Но приказа открывать огонь не было. И вот когда бывший солдат шепотом произнес: «Четыреста!» — со стороны наступавшей пехоты загремели вдруг, будто удары огромных барабанов, выстрелы. Гуртовой поднял флажок, подав команду: «К бою!» Дружинники дали оглушительный залп. И тут же все увидели, что строй двигавшихся на них солдат стал редеть — падали раненые и убитые. Наступавшие замедлили ход. Находившиеся позади цепи солдат офицеры, угрожая револьверами и стеками, гнали их в атаку. А один, очевидно молоденький подпоручик, вырвался вперед и устремился к вокзалу, рукой призывая солдат следовать за ним. И вдруг пошатнулся и упал на землю — его сразила пуля дружинника. Гибель офицера притормозила движение солдат. Они остановились, а потом попятились назад. Офицеры приказывали атаковать, но новые залпы опять преградили наступающим дорогу. Солдаты падали на снег, другие начали беспорядочно отстреливаться.
Перед Гуртовым словно из-под земли вырос Павлик.
— Я все видел!
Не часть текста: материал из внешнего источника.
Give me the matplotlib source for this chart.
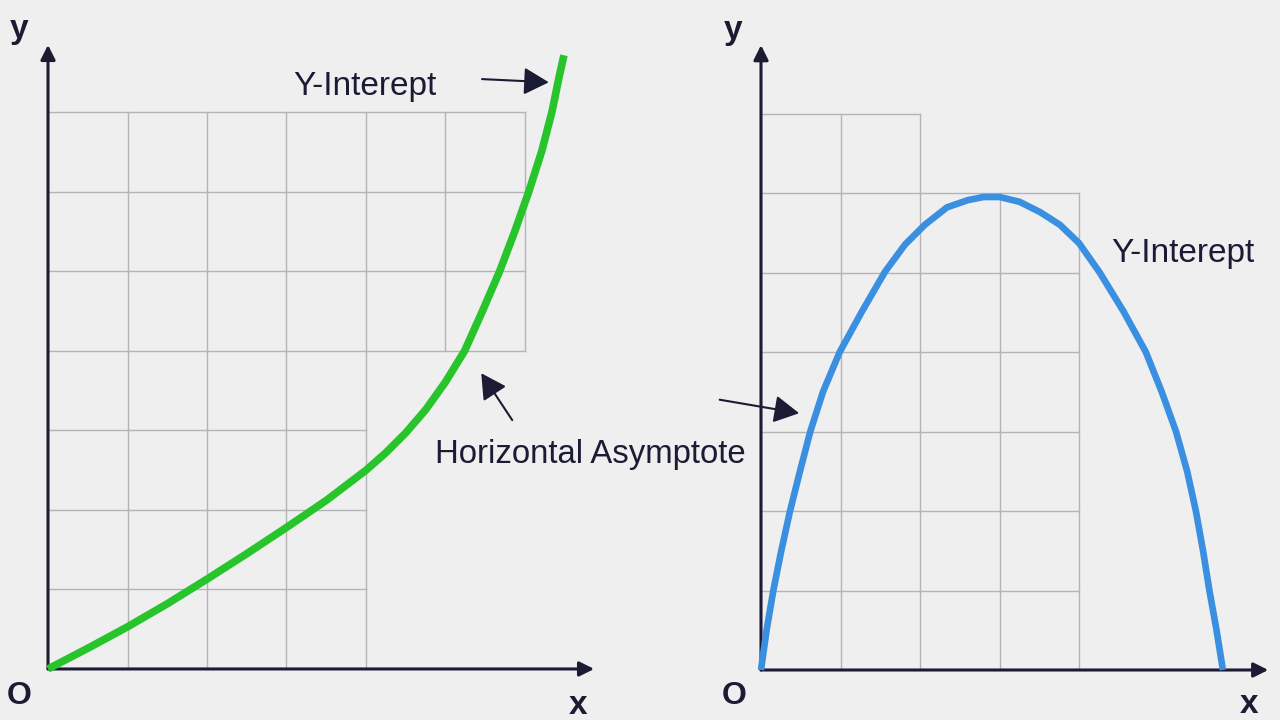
import matplotlib
matplotlib.use("Agg")
import matplotlib.pyplot as plt

# curve values, in grid units (one grid cell = 1)
green_x = [0, 0.5, 1, 1.5, 2, 2.5, 3, 3.5, 4, 4.25, 4.5, 4.75, 5.0, 5.24, 5.46, 5.68, 5.87, 6.05, 6.21,
           6.34, 6.43, 6.49]
green_y = [0, 0.26, 0.53, 0.82, 1.13, 1.45, 1.78, 2.12, 2.5, 2.72, 2.97, 3.26, 3.61, 4.0, 4.49, 5.0, 5.50,
           6.01, 6.51, 7.01, 7.45, 7.72]

blue_x = [0, 0.07, 0.155, 0.255, 0.365, 0.49, 0.62, 0.78, 0.99, 1.27, 1.56, 1.81, 2.06, 2.34, 2.6, 2.8,
          3.0, 3.25, 3.51, 3.76, 4.0, 4.26, 4.56, 4.84, 5.04, 5.22, 5.36, 5.47, 5.56, 5.64, 5.73, 5.81]
blue_y = [0, 0.5, 1.0, 1.5, 2.0, 2.5, 3.0, 3.5, 4.0, 4.51, 5.01, 5.35, 5.60, 5.82, 5.91, 5.95,
          5.95, 5.89, 5.76, 5.60, 5.37, 5.0, 4.51, 4.0, 3.5, 3.0, 2.5, 2.0, 1.5, 1.0, 0.5, 0]

# grid segments: (level, start, end)
left_hgrid = [(7, 0, 6), (6, 0, 6), (5, 0, 6), (4, 0, 6), (3, 0, 4), (2, 0, 4), (1, 0, 4)]
left_vgrid = [(1, 0, 7), (2, 0, 7), (3, 0, 7), (4, 0, 7), (5, 4, 7), (6, 4, 7)]
right_hgrid = [(7, 0, 2), (6, 0, 4), (5, 0, 4), (4, 0, 4), (3, 0, 4), (2, 0, 4), (1, 0, 4)]
right_vgrid = [(1, 0, 7), (2, 0, 7), (3, 0, 6), (4, 0, 6)]

BG = "#efeff0"
INK = "#1b1b33"
GRID = "#b4b4b8"
FONT = "Liberation Sans"

fig = plt.figure(figsize=(12.8, 7.2), dpi=100)
fig.patch.set_facecolor(BG)

axl = fig.add_axes([0, 0, 0.5, 1])
axr = fig.add_axes([0.5, 0, 0.5, 1])
axl.set_xlim(-0.604, 7.447)
axl.set_ylim(-0.642, 8.415)
axr.set_xlim(-1.522, 6.528)
axr.set_ylim(-0.629, 8.428)


def draw_grid(ax, hgrid, vgrid):
    for lev, a, b in hgrid:
        ax.plot([a, b], [lev, lev], color=GRID, lw=1.0, zorder=1)
    for lev, a, b in vgrid:
        ax.plot([lev, lev], [a, b], color=GRID, lw=1.0, zorder=1)


def draw_axes(ax, xend, yend):
    ax.annotate("", xy=(xend, 0), xytext=(0, 0),
                arrowprops=dict(arrowstyle="-|>", color=INK, lw=2.2,
                                mutation_scale=22, shrinkA=0, shrinkB=0), zorder=3)
    ax.annotate("", xy=(0, yend), xytext=(0, 0),
                arrowprops=dict(arrowstyle="-|>", color=INK, lw=2.2,
                                mutation_scale=22, shrinkA=0, shrinkB=0), zorder=3)


def pointer(ax, tip, tail):
    ax.annotate("", xy=tip, xytext=tail, annotation_clip=False,
                arrowprops=dict(arrowstyle="-|>,head_length=0.55,head_width=0.3",
                                color=INK, lw=1.5, mutation_scale=28,
                                shrinkA=0, shrinkB=0), zorder=5)


def label(ax, x, y, s, **kw):
    ax.text(x, y, s, ha="center", va="center", color=INK, family=FONT,
            clip_on=False, **kw)


# left panel
draw_grid(axl, left_hgrid, left_vgrid)
draw_axes(axl, 6.87, 7.85)
axl.plot(green_x, green_y, color="#27c42c", lw=5.5, solid_capstyle="butt",
         solid_joinstyle="round", zorder=4)
label(axl, -0.37, 8.04, "y", fontsize=24, fontweight="bold")
label(axl, -0.36, -0.34, "O", fontsize=23, fontweight="bold")
label(axl, 6.67, -0.46, "x", fontsize=24, fontweight="bold")
label(axl, 3.99, 7.33, "Y-Interept", fontsize=24)
pointer(axl, (6.30, 7.38), (5.46, 7.42))
label(axl, 6.82, 2.70, "Horizontal Asymptote", fontsize=23.7)
pointer(axl, (5.45, 3.72), (5.84, 3.13))

# right panel
draw_grid(axr, right_hgrid, right_vgrid)
draw_axes(axr, 6.38, 7.86)
axr.plot(blue_x, blue_y, color="#3b8fe0", lw=4.8, solid_capstyle="butt",
         solid_joinstyle="round", zorder=4)
label(axr, -0.35, 8.04, "y", fontsize=24, fontweight="bold")
label(axr, -0.34, -0.33, "O", fontsize=23, fontweight="bold")
label(axr, 6.14, -0.44, "x", fontsize=24, fontweight="bold")
label(axr, 5.31, 5.24, "Y-Interept", fontsize=24)
pointer(axr, (0.48, 3.23), (-0.52, 3.40))

for ax in (axl, axr):
    ax.set_axis_off()

fig.savefig("out.png", dpi=100, facecolor=BG)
Молодцы ваши хлопцы! — крикнул он. — Дядя Гуртовой, мы шли к вам вдвоем.
— С кем?
— С Пархомом. Гречнев приказал ему прорваться к вам. Мы уже миновали Садовую и ползли по рву вдоль сада. Нас поддерживали дружинники, все время стреляя по солдатам. Только мы собрались перепрыгнуть через ров, как раздался выстрел, и Пархом упал. Его ранило в ногу. Он пополз обратно, а я тем временем рванулся к вам.
— Что передал Гречнев?
— Держаться! Он сказал, чтобы вы держались. А Гречнев постарается помочь вам.
— Как помочь?
— Он сказал, что хочет прорваться к вам всем своим отрядом. А я думаю… — Павлик умолк.
— Что ты думаешь?
— Думаю, не прорвутся. Уж очень густо стреляют солдаты. Один-то я пробежал, прополз, а тысяча людей не пройдет.
Гуртовой ничего не ответил этому отважному пареньку. Павлик прав — сюда первый отряд не прорвется! А там защищаться могут. Пускай хоть этим помогают.
Через полчаса после того, как был убит офицер, солдаты снова пошли в атаку, но случилось неожиданное. Вдруг от дружинников отделились трое бойцов, которые двинулись прямо на солдат. По приказу офицеров солдаты прекратили стрельбу. А дружинники шли, высоко подняв руки. И когда подошли к солдатским цепям почти вплотную, вытащили из карманов бомбы. Бомбы взорвались неожиданно, ошеломив солдат и офицеров. Воспользовавшись замешательством, дружинники бросились обратно, к своим. Но добежали лишь двое, третьего догнала офицерская пуля.
…Друзья-юзовцы подбежали к Пархому и мгновенно вытащили его на «мертвое пространство», куда не долетали пули.
На весь гречневский отряд был лишь один фельдшер и две медицинские сестры. Когда Пархома довели до конторы и положили на стол, над ним склонилась молоденькая девушка с красным крестом, нашитым на старательно повязанную белоснежную косынку. Только теперь он вспомнил Соню, которая, прощаясь в Юзовке, просила его быть осторожным. Разве он, Пархом, не хотел беречь себя? Но в бою не думаешь об этом.
— Не болит? — спросила сестричка, разорвав штанину и порезав в клочья кальсоны. Ему было стыдно, что такая красивая девушка своими нежными пальчиками прикасается к его грязным штанам. Он глядел на девушку и молчал. А она деловито бросала в угол комнаты остатки искромсанной одежды. Подошел старик фельдшер, посмотрел на Пархома поверх очков и пощупал ногу.
— Ничего страшного. До свадьбы заживет! — весело огласил он свой медицинский приговор, взял из рук сестры кусок ваты, облил ее из большой бутылки спиртом и стал обрабатывать рану. Обработав, крикнул: — Йод! — Затем щедро смазал рану и протянул руку сестре.
Она поняла, что ему нужно, молча подала широкий бинт.
— Теперь перевяжем, — продолжал фельдшер, — и можно хоть под венец. Рана небольшая. Пуля царапнула кожу, слегка задев мышцу. И ходить будешь, парень, и бегать, и танцевать. Может, сегодня немного похромаешь… Благодари бога, что пуля не попала на аршин выше. — Кивнул головой и вышел из комнаты.
— Вы слышали, что сказал фельдшер? — спросила девушка. — Можете встать.